InfoQ: What can we do to decrease distances and improve collaboration?
De Faria: Again, the hardest thing that any organization can do: change the culture. In the case of ML engineers and data scientists, some cultural aspects can impact a lot, but the most compelling one I have seen is related to the background of the professionals. The majority of them have a very academic background, meaning that they are used to spending long periods working on one problem until it is good enough to be accepted in a publication. The bar there, to be good enough, is extremely high, not just on some metrics but also on the design of the experiments, mathematical rigor, and so on. In a business context this is important, but less so… That means that it is OK to publish a model with 60% accuracy and have it on a deployable state. It is better to have that ready and consider putting it in production today, than waiting months to have something “good enough”. Maybe in three months that will not be a problem worth solving anymore. Moving fast with flexible possibilities is the best way to go.
InfoQ: What's your advice for companies who want to reap the benefits from applying artificial intelligence and machine learning? What should they do or not do?
De Faria: Training data scientists and generating value from ML techniques to build AI application is extremely hard. To make it viable, fun and to attract these professionals, we must change the culture around it.
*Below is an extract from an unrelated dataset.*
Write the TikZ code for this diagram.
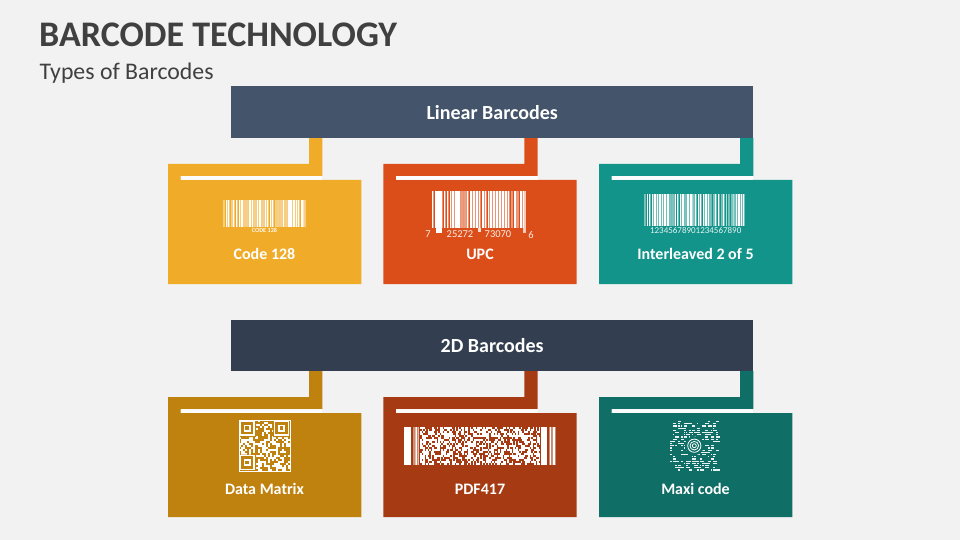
\documentclass[tikz,border=0pt]{standalone}
\usepackage{fontspec}
\setmainfont{Carlito}
\usepackage{tikz}
\usetikzlibrary{calc}
\usetikzlibrary{positioning}

\definecolor{pagegray}{HTML}{F2F2F2}
\definecolor{linearbar}{HTML}{44546A}
\definecolor{twodbar}{HTML}{333F50}
\definecolor{yellowcard}{HTML}{F0AB28}
\definecolor{orangecard}{HTML}{DC4E19}
\definecolor{tealcard}{HTML}{12948A}
\definecolor{yellowdark}{HTML}{C0820E}
\definecolor{orangedark}{HTML}{A63A12}
\definecolor{tealdark}{HTML}{0F6E66}

\tikzset{
    headbar/.style={minimum width=522pt, minimum height=52pt, inner sep=0pt, text=white, font=\fontsize{20}{24}\selectfont\bfseries},
    cardlabel/.style={text=white, inner sep=0pt, font=\fontsize{16}{18}\selectfont\bfseries},
    digits/.style={text=white, inner sep=0pt, opacity=0.9, font=\fontsize{#1}{#1}\selectfont},
}

% card with tab: #1 colour, #2 left edge, #3 top of the bar above
\newcommand{\card}[3]{
    \fill[#1] (#2,#3+26) -- ++(141,0) -- ++(0,-26) -- ++(13.3,0) -- ++(0,38)
        -- ++(-141.6,0) -- ++(0,4) -- ++(180.6,0) -- ++(0,104) -- ++(-193.3,0) -- cycle;
    \fill[white, opacity=0.8] (#2+12.7,#3+38) rectangle ++(141.6,4);
}
% bars of random width: #1 seed, #2 x0, #3 x1, #4 y0, #5 y1, #6 pitch
\newcommand{\stripes}[6]{
    \pgfmathsetseed{#1}
    \pgfmathsetmacro{\nbars}{int((#3-#2)/#6)}
    \foreach \n in {0,...,\nbars} {
        \pgfmathsetmacro{\xb}{#2+\n*(#3-#2)/(\nbars+1)}
        \pgfmathsetmacro{\wb}{(0.3+0.45*rnd)*#6}
        \pgfmathsetmacro{\ob}{rnd<0.7 ? 1 : 0.45}
        \fill[white, opacity=\ob] (\xb,#4) rectangle (\xb+\wb,#5);
        \fill[white, opacity=0.4] (\xb+\wb,#4) rectangle (\xb+\wb+0.15*#6,#5);
    }
}

\begin{document}
\begin{tikzpicture}[x=1pt, y=-1pt]
    \useasboundingbox (0,0) rectangle (960,540);
    \fill[pagegray] (0,0) rectangle (960,540);

    \node[anchor=west, inner sep=0pt, text=black!75, font=\fontsize{36}{40}\selectfont\bfseries] (title) at (39,34.5) {BARCODE TECHNOLOGY};
    \node[anchor=west, inner sep=0pt, text=black!75, font=\fontsize{23.8}{28}\selectfont] (subtitle) at (39.5,73.5) {Types of Barcodes};

    % cards first, the bars lie on the stems
    \card{yellowcard}{168}{138}
    \card{orangecard}{383.3}{138}
    \card{tealcard}{599}{138}
    \card{yellowdark}{168}{371}
    \card{orangedark}{383.3}{371}
    \card{tealdark}{599}{371}

    \node[headbar, fill=linearbar, anchor=north west] (linear) at (231,86) {Linear Barcodes};
    \node[headbar, fill=twodbar, anchor=north west, minimum height=51pt] (twod) at (231,320) {2D Barcodes};

    % code 128
    \stripes{128}{223}{306}{200}{226.7}{2.6}
    \node[digits=6.2, font=\bfseries] (codetext) at (264.5,230) {\fontsize{6.2}{7}\selectfont CODE 128};
    \node[cardlabel] (code) at (264.5,254) {Code 128};

    % upc
    \stripes{72}{432}{525.5}{191}{228}{3}
    \fill[white] (436,191) rectangle (442,233);
    \fill[white, opacity=0.8] (478,228) rectangle (481,232);
    \fill[white, opacity=0.7] (523,191) rectangle (525.5,233);
    \node[digits=10.5] (upca) at (428,234.5) {7};
    \node[digits=10.5] (upcb) at (460,234.5) {25272};
    \node[digits=10.5] (upcc) at (498,234.5) {73070};
    \node[digits=10.5] (upcd) at (531,234.5) {6};
    \node[cardlabel] (upc) at (480,254) {UPC};

    % interleaved
    \stripes{25}{644}{746}{194}{225.7}{2.6}
    \node[digits=9] (itftext) at (695.7,230.5) {12345678901234567890};
    \node[cardlabel] (itf) at (695.5,254) {Interleaved 2 of 5};

    % data matrix
    \pgfmathsetseed{11}
    \foreach \i in {0,...,24} {
        \foreach \j in {0,...,24} {
            \pgfmathparse{rnd<0.44 ? 1 : 0}
            \ifnum\pgfmathresult=1
                \fill[white] (239+\i*2.06,420+\j*2.06) rectangle ++(2.06,2.06);
            \fi
        }
    }
    \fill[yellowdark] (239,420) rectangle ++(17,17) (273,420) rectangle ++(17,17) (239,454.5) rectangle ++(17,17);
    \foreach \px/\py in {239/420, 273.5/420, 239/454.5} {
        \draw[white, line width=1.4pt] (\px+1,\py+1) rectangle ++(14,14);
        \fill[white] (\px+4.5,\py+4.5) rectangle ++(7,7);
        \fill[yellowdark] (\px+6.3,\py+6.3) rectangle ++(3.4,3.4);
    }
    \draw[white, line width=1pt] (239.5,420.5) rectangle (290,471.5);
    \node[cardlabel] (matrix) at (264.5,489) {Data Matrix};

    % pdf417
    \fill[white] (404,427.3) rectangle (411,464.7);
    \stripes{9}{413}{419}{427.3}{464.7}{1.6}
    \pgfmathsetseed{417}
    \foreach \i in {0,...,79} {
        \foreach \j in {0,...,18} {
            \pgfmathparse{rnd<0.6 ? 1 : 0}
            \ifnum\pgfmathresult=1
                \fill[white] (420+\i*1.5,427.3+\j*1.97) rectangle ++(1.5,1.97);
            \fi
        }
    }
    \fill[white] (541,427.3) rectangle (547,464.7);
    \stripes{5}{549}{555.7}{427.3}{464.7}{1.6}
    \node[cardlabel] (pdf) at (480,489) {PDF417};

    % maxi code
    \pgfmathsetseed{33}
    \foreach \j in {0,...,22} {
        \foreach \i in {0,...,17} {
            \pgfmathparse{rnd<0.4 ? 1 : 0}
            \ifnum\pgfmathresult=1
                \pgfmathsetmacro{\wm}{1+3.2*rnd}
                \fill[white, opacity=0.9] (670+\i*2.7,421+\j*2.2) rectangle ++(\wm,1.2);
            \fi
        }
    }
    \fill[tealdark] (694.3,445.7) circle (9.5);
    \foreach \r in {2,4.3,6.6} {
        \draw[white, line width=0.8pt] (694.3,445.7) circle (\r);
    }
    \node[cardlabel] (maxi) at (695.5,489) {Maxi code};
\end{tikzpicture}
\end{document}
It is hard to design a path to this “optimal culture”, as every company has its own way and interactions are hard. Some cultural characteristics I have seen that support a short time-to-market and where a lot of value is generated from data science include:
- Data science- the “science” part indicates experimentation and failed tryouts. Not all experiments succeed, so data science will not produce mind-blowing solutions at all times. Sometimes you can go into a rabbit hole. Alternatively, the business may change. So the question is: if you are a data scientist working on a project for a few days and you see no future in it, do you have the courage and autonomy to tell that to your boss/stakeholders? Likewise, the other way around… can they come to you at any time and say that the business changed and we must pivot?
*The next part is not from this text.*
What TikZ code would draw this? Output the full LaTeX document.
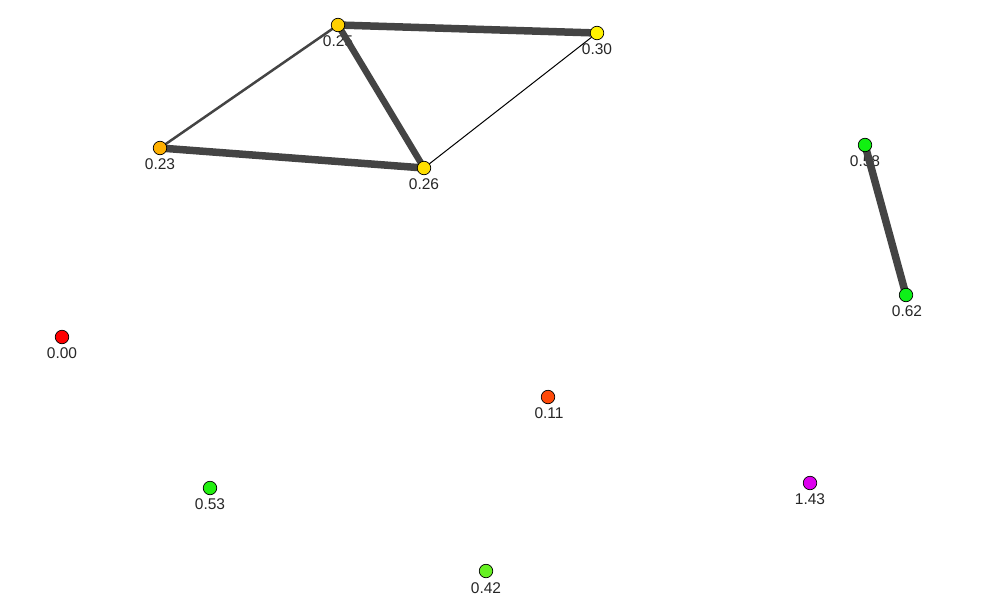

- More than CI/CD, we need to talk about CE – continuous evaluation. Every time a new model is tested – it can be new hyperparameters in the same algorithm or a completely new algorithm – we must be able to compare it with previous runs. How accurate was it? Why the result different? Are we using the same dataset? This is fundamental for a good usage of resources and a learning experience inside the company. Thus, let's implement CI/CD/CE pipelines!
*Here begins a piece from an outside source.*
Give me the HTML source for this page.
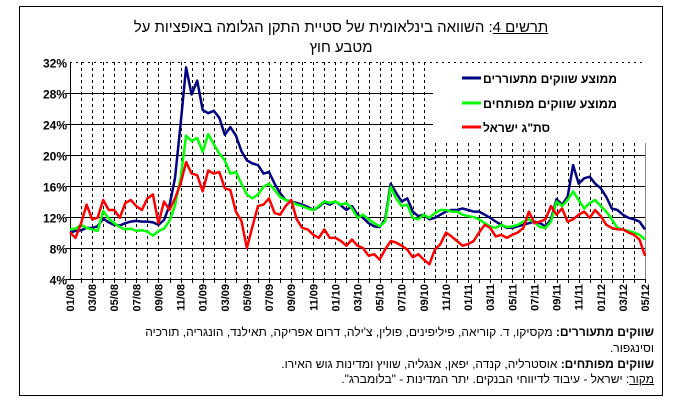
<!DOCTYPE html>
<html><head><meta charset="utf-8">
<style>
html,body{margin:0;padding:0;background:#fff;}
body{width:678px;height:419px;position:relative;overflow:hidden;font-family:"Liberation Sans",Arial,sans-serif;}
#frame{position:absolute;left:19px;top:6px;width:644px;height:390px;border:1px solid #000;box-sizing:border-box;}
.title{position:absolute;left:19px;width:644px;text-align:center;direction:rtl;font-size:15px;color:#000;}
.note{position:absolute;right:24px;direction:rtl;text-align:right;font-size:12px;white-space:nowrap;font-family:"Liberation Sans Narrow","Liberation Sans",sans-serif;}
</style></head>
<body>
<div id="frame"></div>
<div class="title" style="top:19px"><span style="text-decoration:underline">תרשים 4</span>: השוואה בינלאומית של סטיית התקן הגלומה באופציות על</div>
<div class="title" style="top:39px">מטבע חוץ</div>
<svg id="chart" width="678" height="419" style="position:absolute;left:0;top:0"></svg>
<div class="note" style="top:325px"><b>שווקים מתעוררים:</b> מקסיקו, ד. קוריאה, פיליפינים, פולין, צ'ילה, דרום אפריקה, תאילנד, הונגריה, תורכיה</div>
<div class="note" style="top:341px">וסינגפור.</div>
<div class="note" style="top:357px"><b>שווקים מפותחים:</b> אוסטרליה, קנדה, יפאן, אנגליה, שוויץ ומדינות גוש האירו.</div>
<div class="note" style="top:372px"><u>מקור</u>: ישראל - עיבוד לדיווחי הבנקים. יתר המדינות - "בלומברג".</div>
<script>
const xLabels=["01/08","03/08","05/08","07/08","09/08","11/08","01/09","03/09","05/09","07/09","09/09","11/09","01/10","03/10","05/10","07/10","09/10","11/10","01/11","03/11","05/11","07/11","09/11","11/11","01/12","03/12","05/12"];
const yTicks=[4,8,12,16,20,24,28,32];
const seriesNames=["ממוצע שווקים מתעוררים","ממוצע שווקים מפותחים","סת\"ג ישראל"];
const emerging=[10.0,10.2,10.3,10.6,10.6,10.8,11.8,11.3,11.0,10.9,11.2,11.4,11.5,11.4,11.4,11.3,11.0,11.6,13.5,17.0,24.0,31.3,27.8,29.6,25.8,25.4,25.7,24.8,22.6,23.6,22.5,20.5,19.3,18.9,18.7,17.6,17.8,16.3,15.1,14.2,14.0,13.8,13.6,13.3,12.9,13.3,13.9,13.6,14.0,13.5,12.9,13.4,12.3,11.9,11.2,10.8,10.7,11.7,16.3,15.1,14.0,14.4,12.7,12.1,12.3,11.7,11.9,12.3,12.7,12.9,12.9,13.1,12.9,12.7,12.7,12.3,11.9,11.4,11.0,10.6,10.6,10.8,11.0,11.2,11.4,11.2,10.8,11.7,14.3,13.6,14.6,18.7,16.3,17.0,17.2,16.3,15.7,14.6,13.1,12.9,12.3,11.9,11.7,11.4,10.4];
const developed=[10.4,10.5,11.0,10.6,10.4,10.2,12.8,11.8,11.2,10.7,10.4,10.5,10.2,10.3,10.1,9.6,10.2,10.5,11.5,13.5,17.0,22.5,21.8,22.2,20.4,22.7,21.4,20.2,19.3,17.6,17.8,16.3,14.9,14.4,14.9,15.9,16.3,15.5,14.6,14.2,14.0,13.6,13.4,13.1,12.9,13.4,14.0,13.8,14.0,13.6,13.8,13.1,11.9,12.3,11.7,11.2,10.8,11.4,15.9,14.4,13.4,13.6,11.9,11.7,12.3,11.9,12.5,12.9,12.9,12.7,12.7,12.3,12.1,12.0,11.7,11.2,10.8,10.6,11.0,10.7,10.8,11.0,11.4,11.7,11.3,10.7,10.6,11.4,14.0,13.4,14.2,15.3,14.2,13.1,13.8,14.2,13.4,12.7,11.7,10.6,10.4,10.2,10.0,9.7,9.1];
const israel=[10.0,9.3,11.2,13.6,11.7,11.9,14.2,12.9,12.9,11.9,13.8,14.2,13.4,12.9,14.4,14.9,11.2,14.0,12.9,14.4,16.3,19.1,17.6,17.4,15.3,18.0,17.6,17.8,15.7,15.5,12.7,11.5,8.0,10.8,13.4,13.6,14.4,12.5,12.3,13.4,14.2,11.7,10.6,10.4,9.7,9.3,10.4,9.3,9.3,8.9,8.3,9.1,8.3,8.0,7.0,7.2,6.5,7.8,8.9,8.7,8.3,7.8,6.8,7.2,6.5,5.9,7.8,8.5,10.0,9.5,8.9,8.3,8.5,8.9,10.0,11.0,10.6,9.5,9.7,9.3,9.7,10.0,10.6,12.7,11.2,11.4,11.7,13.4,12.3,13.1,11.4,11.7,12.3,12.7,11.9,12.9,12.1,11.0,10.6,10.4,10.4,10.0,9.7,9.1,7.0];
const colors=["#000080","#00ff00","#ff0000"];

const NS="http://www.w3.org/2000/svg";
const svg=document.getElementById('chart');
const X0=70,X1=645,Y0=279,Y1=62,TMAX=52;
const LEG_X=433,LEG_Y=143;
function x(t){return X0+(X1-X0)*t/TMAX;}
function y(v){return Y0-(v-4)*(Y0-Y1)/28;}
function el(tag,attrs){const e=document.createElementNS(NS,tag);for(const k in attrs)e.setAttribute(k,attrs[k]);svg.appendChild(e);return e;}

for(let m=1;m<=TMAX;m++){
  const xx=Math.round(x(m))+0.5;
  const top=xx>LEG_X?LEG_Y:Y1;
  const g=el('line',{x1:xx,x2:xx,y1:top,y2:Y0,stroke:m===TMAX?'#888':'#000','stroke-width':1,'stroke-dasharray':m===TMAX?'':'3,3'});
  
  
  const tk=el('line',{x1:xx,x2:xx,y1:Y0,y2:Y0+4,stroke:'#000'});
  
  
}
yTicks.forEach(v=>{
  const yy=Math.round(y(v))+0.5;
  let x2=X1;
  if(yy<LEG_Y)x2=LEG_X;
  const attrs={x1:X0-4,x2:x2,y1:yy,y2:yy,stroke:'#000','stroke-width':1};
  if(v===32){attrs.x2=X1;attrs['stroke-dasharray']='2,4';attrs.x1=X0;}
  const g=el('line',attrs);
  
  
  const t=el('text',{x:X0-3,y:yy+5,'text-anchor':'end','font-size':'12','font-weight':'bold','font-family':'Liberation Sans, sans-serif'});
  t.textContent=v+'%';
  
  
});
const ya=el('line',{x1:X0+0.5,x2:X0+0.5,y1:Y1,y2:Y0,stroke:'#000'});


const xa=el('line',{x1:X0,x2:X1,y1:Y0+0.5,y2:Y0+0.5,stroke:'#000'});


xLabels.forEach((lab,i)=>{
  const xx=x(i*2)+4;
  const t=el('text',{x:0,y:0,transform:`translate(${xx},284) rotate(-90)`,'text-anchor':'end','font-size':'11','font-weight':'bold','font-family':'Liberation Sans, sans-serif'});
  t.textContent=lab;
  
  
});
[emerging,developed,israel].forEach((arr,si)=>{
  const pts=arr.map((v,i)=>x(i*0.5).toFixed(1)+','+y(v).toFixed(1)).join(' ');
  const p=el('polyline',{points:pts,fill:'none',stroke:colors[si],'stroke-width':2.5,'stroke-linejoin':'round'});
  
  
});
const legY=[78,103,127];
const legW=[134,134,67];
seriesNames.forEach((n,i)=>{
  const l=el('line',{x1:462,x2:481,y1:legY[i],y2:legY[i],stroke:colors[i],'stroke-width':3});
  
  
  const t=el('text',{x:483,y:legY[i]+5,'text-anchor':'start','font-size':'12','font-weight':'bold','font-family':'Liberation Sans, sans-serif',textLength:legW[i],lengthAdjust:'spacingAndGlyphs'});
  t.textContent=n;
  
  
});
</script>
</body></html>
- Share, share, share. Do share not only your good models, but also the ones that are a total flunk! Version control your code and your models, at all times! Learn to use git at every moment! Why? Because when someone else sees that, they will not try it again with the same datasets and parameters… stop the waste!
- Provide platforms and tools for the data science to abstract the things they do not know (and they do not need to know). A data scientist may not know if they want to serve their models in REST or gRPC, how to package the model, if it should be deployed on the Kubernetes cluster or how many requests per second it should withstand – this is not their expertise. A team must provide a platform and a have a pipeline to do that and let the decisions be taken, experimented with and changed. The problem here is companies “selling the silver bullet platform”. Every company has its flow, ways of working and ideas… do not bend the culture to the tool.
- Work on products and services, not projects. Developers, security specialists, SRE's… everyone should be involved and help. By doing this, you can make sure that you have deployable artifacts from day one! After it is deployed, the job is not over… You have to operate, monitor, refactor, calibrate and do several things with ML models that are running on production.